_Task instructions_
Copy every line of the records below where the word "standalone" occurs.

══ Excerpted records ══

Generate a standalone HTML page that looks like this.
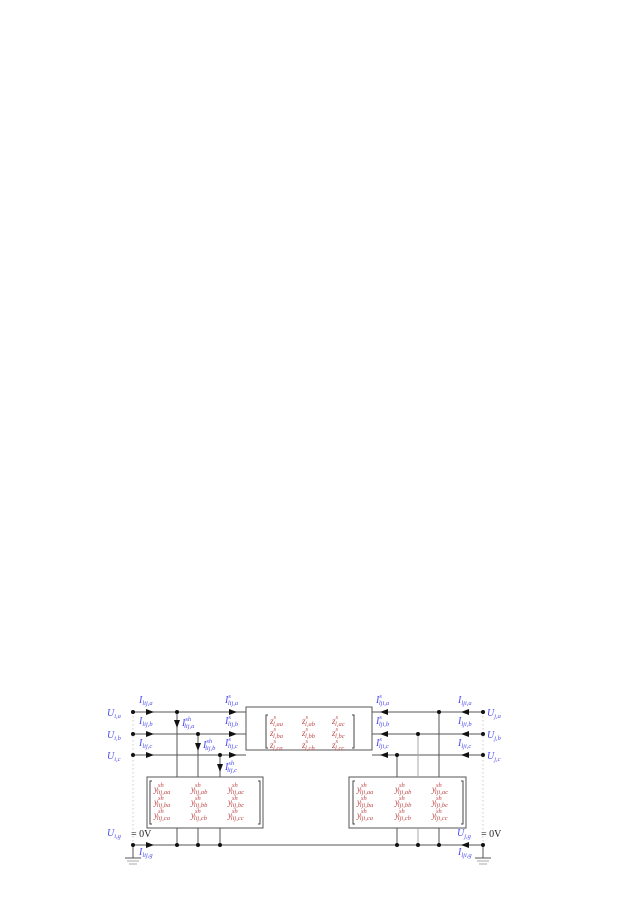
<!DOCTYPE html>
<html><head><meta charset="utf-8"><style>
html,body{margin:0;padding:0;background:#fff;}
svg{display:block;}
text{font-family:"Liberation Serif",serif;font-style:italic;}
.b{fill:#4a4af0;font-size:10px;}
.r{fill:#c04848;font-size:9px;}
.s{font-size:6.5px;}
.k{fill:#222;font-style:normal;font-size:10px;}
</style></head><body>
<svg width="641" height="906" viewBox="0 0 641 906" xmlns="http://www.w3.org/2000/svg">
<defs>
<marker id="ar" viewBox="0 0 10 10" refX="5" refY="5" markerWidth="10" markerHeight="10" orient="auto"><path d="M0,1 L10,5 L0,9 z" fill="#111"/></marker>
</defs>
<g stroke="#bbb" stroke-dasharray="1.5,2.5" stroke-width="0.8">
<line x1="133" y1="712" x2="133" y2="845"/><line x1="483" y1="712" x2="483" y2="845"/>
</g>
<g stroke="#555" stroke-width="1" fill="none">
<line x1="133" y1="712" x2="246" y2="712"/><line x1="133" y1="734" x2="246" y2="734"/><line x1="133" y1="755" x2="246" y2="755"/>
<line x1="372" y1="712" x2="483" y2="712"/><line x1="372" y1="734" x2="483" y2="734"/><line x1="372" y1="755" x2="483" y2="755"/>
<line x1="133" y1="845" x2="483" y2="845"/>
<rect x="246" y="707" width="126" height="43"/>
<rect x="147" y="777" width="116" height="51"/>
<rect x="349" y="777" width="117" height="51"/>
<line x1="177" y1="712" x2="177" y2="777"/><line x1="198" y1="734" x2="198" y2="777"/><line x1="220" y1="755" x2="220" y2="777"/>
<line x1="177" y1="828" x2="177" y2="845"/><line x1="198" y1="828" x2="198" y2="845"/><line x1="220" y1="828" x2="220" y2="845"/>
<line x1="439" y1="712" x2="439" y2="777"/><line x1="418" y1="734" x2="418" y2="777" stroke="#aaa"/><line x1="397" y1="755" x2="397" y2="777"/>
<line x1="439" y1="828" x2="439" y2="845"/><line x1="418" y1="828" x2="418" y2="845" stroke="#aaa"/><line x1="397" y1="828" x2="397" y2="845"/>
<line x1="133" y1="845" x2="133" y2="858"/>
<line x1="125" y1="858" x2="141" y2="858"/><line x1="127" y1="861" x2="139" y2="861" stroke="#aaa"/><line x1="129" y1="864" x2="137" y2="864" stroke="#aaa"/>
<line x1="483" y1="845" x2="483" y2="858"/>
<line x1="475" y1="858" x2="491" y2="858"/><line x1="477" y1="861" x2="489" y2="861" stroke="#aaa"/><line x1="479" y1="864" x2="487" y2="864" stroke="#aaa"/>
</g>
<g fill="#111">
<path d="M146,709 l8,3 l-8,3z"/><path d="M146,731 l8,3 l-8,3z"/><path d="M146,752 l8,3 l-8,3z"/><path d="M146,842 l8,3 l-8,3z"/>
<path d="M229,709 l8,3 l-8,3z"/><path d="M229,731 l8,3 l-8,3z"/><path d="M229,752 l8,3 l-8,3z"/>
<path d="M388,709 l-8,3 l8,3z"/><path d="M388,731 l-8,3 l8,3z"/><path d="M388,752 l-8,3 l8,3z"/>
<path d="M469,709 l-8,3 l8,3z"/><path d="M469,731 l-8,3 l8,3z"/><path d="M469,752 l-8,3 l8,3z"/><path d="M469,842 l-8,3 l8,3z"/>
<path d="M174,720 l3,8 l3,-8z"/><path d="M195,743 l3,8 l3,-8z"/><path d="M217,764 l3,8 l3,-8z"/>
<circle cx="133" cy="712" r="2"/><circle cx="133" cy="734" r="2"/><circle cx="133" cy="755" r="2"/><circle cx="133" cy="845" r="2"/>
<circle cx="483" cy="712" r="2"/><circle cx="483" cy="734" r="2"/><circle cx="483" cy="755" r="2"/><circle cx="483" cy="845" r="2"/>
<circle cx="177" cy="712" r="2"/><circle cx="198" cy="734" r="2"/><circle cx="220" cy="755" r="2"/>
<circle cx="439" cy="712" r="2"/><circle cx="418" cy="734" r="2"/><circle cx="397" cy="755" r="2"/>
<circle cx="177" cy="845" r="2"/><circle cx="198" cy="845" r="2"/><circle cx="220" cy="845" r="2"/>
<circle cx="397" cy="845" r="2"/><circle cx="418" cy="845" r="2"/><circle cx="439" cy="845" r="2"/>
</g>
<!-- brackets -->
<g stroke="#444" fill="none" stroke-width="1">
<path d="M268,715 h-2 v33 h2"/><path d="M352,715 h2 v33 h-2"/>
<path d="M152,781 h-2 v43 h2"/><path d="M258,781 h2 v43 h-2"/>
<path d="M355,781 h-2 v43 h2"/><path d="M461,781 h2 v43 h-2"/>
</g>
<!-- blue labels -->
<g class="b">
<text x="107" y="716">U<tspan class="s" dy="2">i,a</tspan></text>
<text x="107" y="738">U<tspan class="s" dy="2">i,b</tspan></text>
<text x="107" y="759">U<tspan class="s" dy="2">i,c</tspan></text>
<text x="107" y="836">U<tspan class="s" dy="2">i,g</tspan></text>
<text x="139" y="703">I<tspan class="s" dy="2">lij,a</tspan></text>
<text x="139" y="724">I<tspan class="s" dy="2">lij,b</tspan></text>
<text x="139" y="746">I<tspan class="s" dy="2">lij,c</tspan></text>
<text x="139" y="855">I<tspan class="s" dy="2">lij,g</tspan></text>
<text x="225" y="703">I<tspan class="s" dy="-5">s</tspan><tspan class="s" dx="-3" dy="7">lij,a</tspan></text>
<text x="225" y="724">I<tspan class="s" dy="-5">s</tspan><tspan class="s" dx="-3" dy="7">lij,b</tspan></text>
<text x="225" y="746">I<tspan class="s" dy="-5">s</tspan><tspan class="s" dx="-3" dy="7">lij,c</tspan></text>
<text x="182" y="726">I<tspan class="s" dy="-5">sh</tspan><tspan class="s" dx="-7" dy="7">lij,a</tspan></text>
<text x="203" y="748">I<tspan class="s" dy="-5">sh</tspan><tspan class="s" dx="-7" dy="7">lij,b</tspan></text>
<text x="225" y="770">I<tspan class="s" dy="-5">sh</tspan><tspan class="s" dx="-7" dy="7">lij,c</tspan></text>
<text x="376" y="703">I<tspan class="s" dy="-5">s</tspan><tspan class="s" dx="-3" dy="7">lji,a</tspan></text>
<text x="376" y="724">I<tspan class="s" dy="-5">s</tspan><tspan class="s" dx="-3" dy="7">lji,b</tspan></text>
<text x="376" y="746">I<tspan class="s" dy="-5">s</tspan><tspan class="s" dx="-3" dy="7">lji,c</tspan></text>
<text x="458" y="703">I<tspan class="s" dy="2">lji,a</tspan></text>
<text x="458" y="724">I<tspan class="s" dy="2">lji,b</tspan></text>
<text x="458" y="746">I<tspan class="s" dy="2">lji,c</tspan></text>
<text x="458" y="855">I<tspan class="s" dy="2">lji,g</tspan></text>
<text x="487" y="716">U<tspan class="s" dy="2">j,a</tspan></text>
<text x="487" y="738">U<tspan class="s" dy="2">j,b</tspan></text>
<text x="487" y="759">U<tspan class="s" dy="2">j,c</tspan></text>
<text x="457" y="836">U<tspan class="s" dy="2">j,g</tspan></text>
</g>
<text class="k" x="131" y="837">= 0V</text>
<text class="k" x="481" y="837">= 0V</text>
<!-- series matrix -->
<g class="r">
<text x="270" y="724">z<tspan class="s" dy="-5">s</tspan><tspan class="s" dx="-3" dy="7">l,aa</tspan></text>
<text x="302" y="724">z<tspan class="s" dy="-5">s</tspan><tspan class="s" dx="-3" dy="7">l,ab</tspan></text>
<text x="332" y="724">z<tspan class="s" dy="-5">s</tspan><tspan class="s" dx="-3" dy="7">l,ac</tspan></text>
<text x="270" y="736">z<tspan class="s" dy="-5">s</tspan><tspan class="s" dx="-3" dy="7">l,ba</tspan></text>
<text x="302" y="736">z<tspan class="s" dy="-5">s</tspan><tspan class="s" dx="-3" dy="7">l,bb</tspan></text>
<text x="332" y="736">z<tspan class="s" dy="-5">s</tspan><tspan class="s" dx="-3" dy="7">l,bc</tspan></text>
<text x="270" y="748">z<tspan class="s" dy="-5">s</tspan><tspan class="s" dx="-3" dy="7">l,ca</tspan></text>
<text x="302" y="748">z<tspan class="s" dy="-5">s</tspan><tspan class="s" dx="-3" dy="7">l,cb</tspan></text>
<text x="332" y="748">z<tspan class="s" dy="-5">s</tspan><tspan class="s" dx="-3" dy="7">l,cc</tspan></text>
</g>
<!-- shunt matrices -->
<g class="r">
<text x="154" y="792">y<tspan class="s" dy="-5">sh</tspan><tspan class="s" dx="-7" dy="7">lij,aa</tspan></text>
<text x="191" y="792">y<tspan class="s" dy="-5">sh</tspan><tspan class="s" dx="-7" dy="7">lij,ab</tspan></text>
<text x="228" y="792">y<tspan class="s" dy="-5">sh</tspan><tspan class="s" dx="-7" dy="7">lij,ac</tspan></text>
<text x="154" y="805">y<tspan class="s" dy="-5">sh</tspan><tspan class="s" dx="-7" dy="7">lij,ba</tspan></text>
<text x="191" y="805">y<tspan class="s" dy="-5">sh</tspan><tspan class="s" dx="-7" dy="7">lij,bb</tspan></text>
<text x="228" y="805">y<tspan class="s" dy="-5">sh</tspan><tspan class="s" dx="-7" dy="7">lij,bc</tspan></text>
<text x="154" y="818">y<tspan class="s" dy="-5">sh</tspan><tspan class="s" dx="-7" dy="7">lij,ca</tspan></text>
<text x="191" y="818">y<tspan class="s" dy="-5">sh</tspan><tspan class="s" dx="-7" dy="7">lij,cb</tspan></text>
<text x="228" y="818">y<tspan class="s" dy="-5">sh</tspan><tspan class="s" dx="-7" dy="7">lij,cc</tspan></text>
<text x="357" y="792">y<tspan class="s" dy="-5">sh</tspan><tspan class="s" dx="-7" dy="7">lji,aa</tspan></text>
<text x="395" y="792">y<tspan class="s" dy="-5">sh</tspan><tspan class="s" dx="-7" dy="7">lji,ab</tspan></text>
<text x="432" y="792">y<tspan class="s" dy="-5">sh</tspan><tspan class="s" dx="-7" dy="7">lji,ac</tspan></text>
<text x="357" y="805">y<tspan class="s" dy="-5">sh</tspan><tspan class="s" dx="-7" dy="7">lji,ba</tspan></text>
<text x="395" y="805">y<tspan class="s" dy="-5">sh</tspan><tspan class="s" dx="-7" dy="7">lji,bb</tspan></text>
<text x="432" y="805">y<tspan class="s" dy="-5">sh</tspan><tspan class="s" dx="-7" dy="7">lji,bc</tspan></text>
<text x="357" y="818">y<tspan class="s" dy="-5">sh</tspan><tspan class="s" dx="-7" dy="7">lji,ca</tspan></text>
<text x="395" y="818">y<tspan class="s" dy="-5">sh</tspan><tspan class="s" dx="-7" dy="7">lji,cb</tspan></text>
<text x="432" y="818">y<tspan class="s" dy="-5">sh</tspan><tspan class="s" dx="-7" dy="7">lji,cc</tspan></text>
</g>
</svg>
</body></html>
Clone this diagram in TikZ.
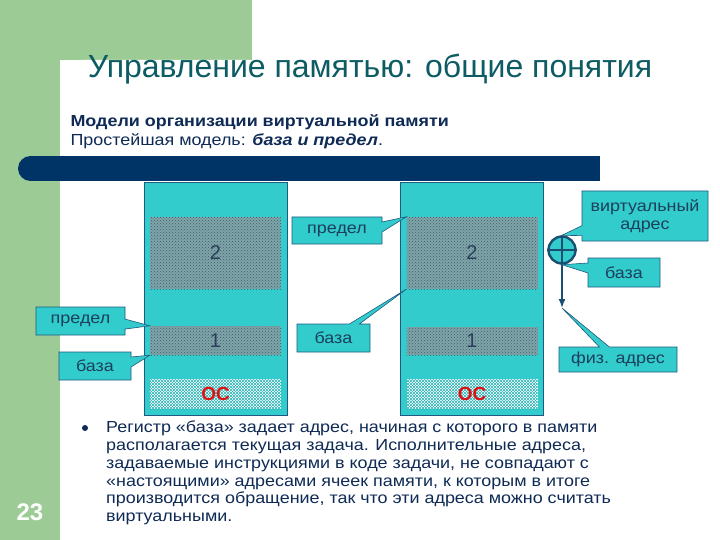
\documentclass[tikz,border=0pt]{standalone}
\usepackage{fontspec}
\setmainfont{Liberation Sans}
\newfontfamily\widefont[FakeStretch=1.12]{Liberation Sans}
\usetikzlibrary{shapes.callouts,patterns,arrows.meta}

\begin{document}
\begin{tikzpicture}[x=1pt,y=-1pt,
  callbox/.style={rectangle callout, fill=colCyan, draw=colEdge, line width=0.6pt,
    text=colLabel, font=\widefont\fontsize{16}{18}\selectfont, inner sep=0pt, align=center,
    callout pointer width=10pt},
  memcol/.style={draw=colEdge, line width=0.8pt, fill=colCyan,
    minimum width=143pt, minimum height=233pt},
  taskband/.style={preaction={fill=colTask}, pattern=crosshatch dots, pattern color=colDots,
    minimum width=131pt, text=colNum, font=\fontsize{20}{20}\selectfont, inner sep=0pt},
  osband/.style={preaction={fill=white}, pattern=north east lines, pattern color=colHatch,
    postaction={pattern=north west lines, pattern color=colHatch},
    minimum width=131pt, minimum height=30pt, text=colRed,
    font=\fontsize{19}{19}\selectfont\bfseries, inner sep=0pt}]

% Colori
\definecolor{colGreen}{HTML}{9DCB95}
\definecolor{colCyan}{HTML}{33CCCC}
\definecolor{colEdge}{HTML}{1F5A80}
\definecolor{colNavy}{HTML}{003366}
\definecolor{colTitle}{HTML}{0D5C63}
\definecolor{colText}{HTML}{0F2B55}
\definecolor{colLabel}{HTML}{1B3F5C}
\definecolor{colTask}{HTML}{7FA5AA}
\definecolor{colDots}{HTML}{3D5F6A}
\definecolor{colNum}{HTML}{2B3F5A}
\definecolor{colHatch}{HTML}{2FB5B8}
\definecolor{colRed}{HTML}{DD1111}
\definecolor{colRing}{HTML}{1A4F72}

\useasboundingbox (0,0) rectangle (720,540);

% Фон
\fill[colGreen] (0,0) rectangle (252,60);
\fill[colGreen] (0,0) rectangle (60,540);
\fill[white, rounded corners=22pt] (60,60) rectangle (760,600);

% Заголовок
\node[font=\fontsize{32}{38}\selectfont, text=colTitle] (title) at (370,69)
  {Управление памятью: общие понятия};
\node[anchor=base west, font=\widefont\fontsize{16}{18}\selectfont\bfseries, text=colText]
  (models) at (67,127) {Модели организации виртуальной памяти};
\node[anchor=base west, font=\widefont\fontsize{16}{18}\selectfont, text=colText]
  (simple) at (67,146) {Простейшая модель: \textbf{\itshape база и предел}.};

% Полоса
\fill[colNavy] (30.5,156) rectangle (600,181);
\fill[colNavy] (30.5,168.5) circle (12.5pt);

% Память слева
\node[memcol] (memL) at (215.5,298.5) {};
\node[taskband, minimum height=72pt] (taskL2) at (215.5,253) {2};
\node[taskband, minimum height=29pt] (taskL1) at (215.5,340.5) {1};
\node[osband] (osL) at (215.5,394) {ОС};

% Память справа
\node[memcol] (memR) at (472,298.5) {};
\node[taskband, minimum height=72pt] (taskR2) at (472,253) {2};
\node[taskband, minimum height=28pt] (taskR1) at (472,341) {1};
\node[osband] (osR) at (472,394) {ОС};

% Сумматор
\node[circle, draw=colRing, line width=2.4pt, fill=colCyan, minimum size=27pt,
  inner sep=0pt] (adder) at (562,250) {};
\draw[colRing, line width=1.6pt] (adder.north) -- (adder.south);
\draw[colRing, line width=1.6pt] (adder.west) -- (adder.east);
\coordinate (phys) at (562,308);
\draw[colRing, line width=1.6pt, -{Latex[length=9pt,width=7pt]}] (adder.south) -- (phys);

% Выноски
\node[callbox, minimum width=89pt, minimum height=28pt,
  callout absolute pointer={(taskL1.north west)}] (limL) at (80.5,321) {предел};
\node[callbox, minimum width=72pt, minimum height=28pt,
  callout absolute pointer={(taskL1.south west)}] (baseL) at (95,366) {база};
\node[callbox, minimum width=90pt, minimum height=27pt,
  callout absolute pointer={(taskR2.north west)}] (limR) at (337,230.5) {предел};
\node[callbox, minimum width=73pt, minimum height=28pt,
  callout absolute pointer={(taskR2.south west)}] (baseR) at (333.5,338) {база};
\node[callbox, minimum width=126pt, minimum height=50pt,
  callout absolute pointer={(adder.north)}] (virt) at (645,216) {виртуальный\\адрес};
\node[callbox, minimum width=72pt, minimum height=29pt,
  callout absolute pointer={(adder.south)}] (baseA) at (624,272.5) {база};
\node[callbox, minimum width=118pt, minimum height=25pt,
  callout absolute pointer={(phys)}] (physbox) at (618,359.5) {физ. адрес};

% Текст
\node[circle, fill=colText, minimum size=6pt, inner sep=0pt] (dot) at (85,428) {};
\node[anchor=north west, align=left, text=colText, inner sep=0pt,
  font=\widefont\fontsize{16}{17.7}\selectfont] (note) at (106,421)
  {Регистр «база» задает адрес, начиная с которого в памяти\\
   располагается текущая задача. Исполнительные адреса,\\
   задаваемые инструкциями в коде задачи, не совпадают с\\
   «настоящими» адресами ячеек памяти, к которым в итоге\\
   производится обращение, так что эти адреса можно считать\\
   виртуальными.};

% Номер слайда
\node[text=white, font=\fontsize{24}{24}\selectfont\bfseries] (page) at (30,512) {23};

\end{tikzpicture}
\end{document}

═══

_Task solution_
Generate a standalone HTML page that looks like this.
\documentclass[tikz,border=0pt]{standalone}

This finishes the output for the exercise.